Today has been a wonderful day.  For the first time in ages, I woke up feeling fairly rested, energetic and ready to meet the day.  I was looking forward to making a really nice breakfast for my spouse.  I was able to multi-task, washing dishes and cleaning up at the same time I was cooking!  I went shopping for some new casual clothes in fresh, happy colors.  When I got home, we had lunch and went for an hour walk at a local preserve.  I found joy in the scent of the pine trees, the just-blooming mountain laurel and the feel of various kinds of wet moss.  I could actually feel the working of my muscles again.  I felt so GOOD today!

I haven’t been able to feel deep emotion,  feel the muscles in my body or to do the ordinary things in daily life at a normal pace for about a year or more.  My body felt like lead and my brain (mind) was totally numb.  For the last year, I have lived in the present moment, unable to think a day forward or backward.  It got so bad that  one month ago, I couldn’t remember details of conversations I had or tasks that I had done only a half hour before.  I was just existing in the present moment.  It was a frightening experience.

I thank God for my doctor who figured out that the medicine I was prescribed prior to being referred to him was probably the bulk of my problem.  He took me off of it and started me on a new one.  The transition was awful but totally worth it to feel so wonderful today.  I hope I will stay this way most of my days.   Finally, relief and joy.  I am starting to anticipate a bright future.

Wishing everyone bright days,        Journey

Welcome and Join Me on my Journey to Joy

May 8th, 2008

Life is a journey to be enjoyed, overall. There should be hills, pastures, glorious color and interesting people to interact with along the way. Occasionally, one gets lost in dark valleys, perhaps even falling in some deep pit along the way.
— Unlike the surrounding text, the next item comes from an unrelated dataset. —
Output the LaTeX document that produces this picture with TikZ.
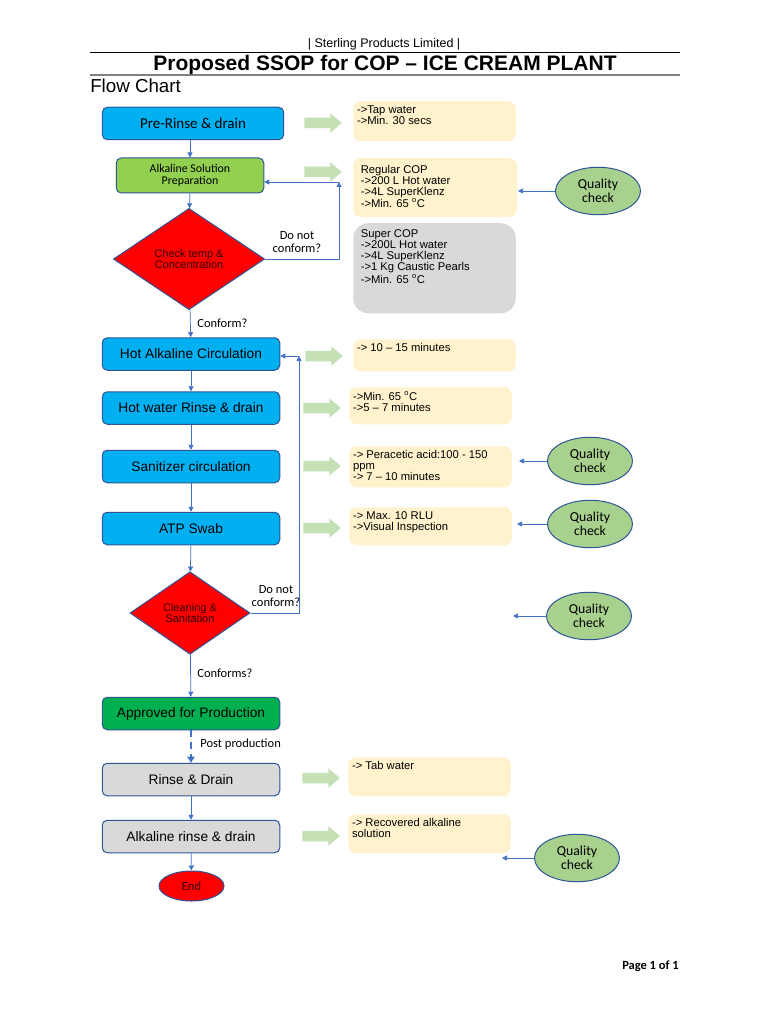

Without realizing it, I’ve been walking along the edge of valleys for quite some time and have finally fallen into a pit of depression. I am choosing to look upward and find joy again, allowing my Doc, family and friends to help me. Accepting help is hard for me as I’ve always been the giver. This is my journey to share with you. I’ll be posting my essays, poetry, information links that I find valuable and things that bring me JOY! My God has not abandoned me, that I know for sure as I’m finally getting the right diagnosis. And my hubby, he’s my best friend on Earth and greatest supporter even when its hard for him to understand me. My best wishes to you on your life’s path.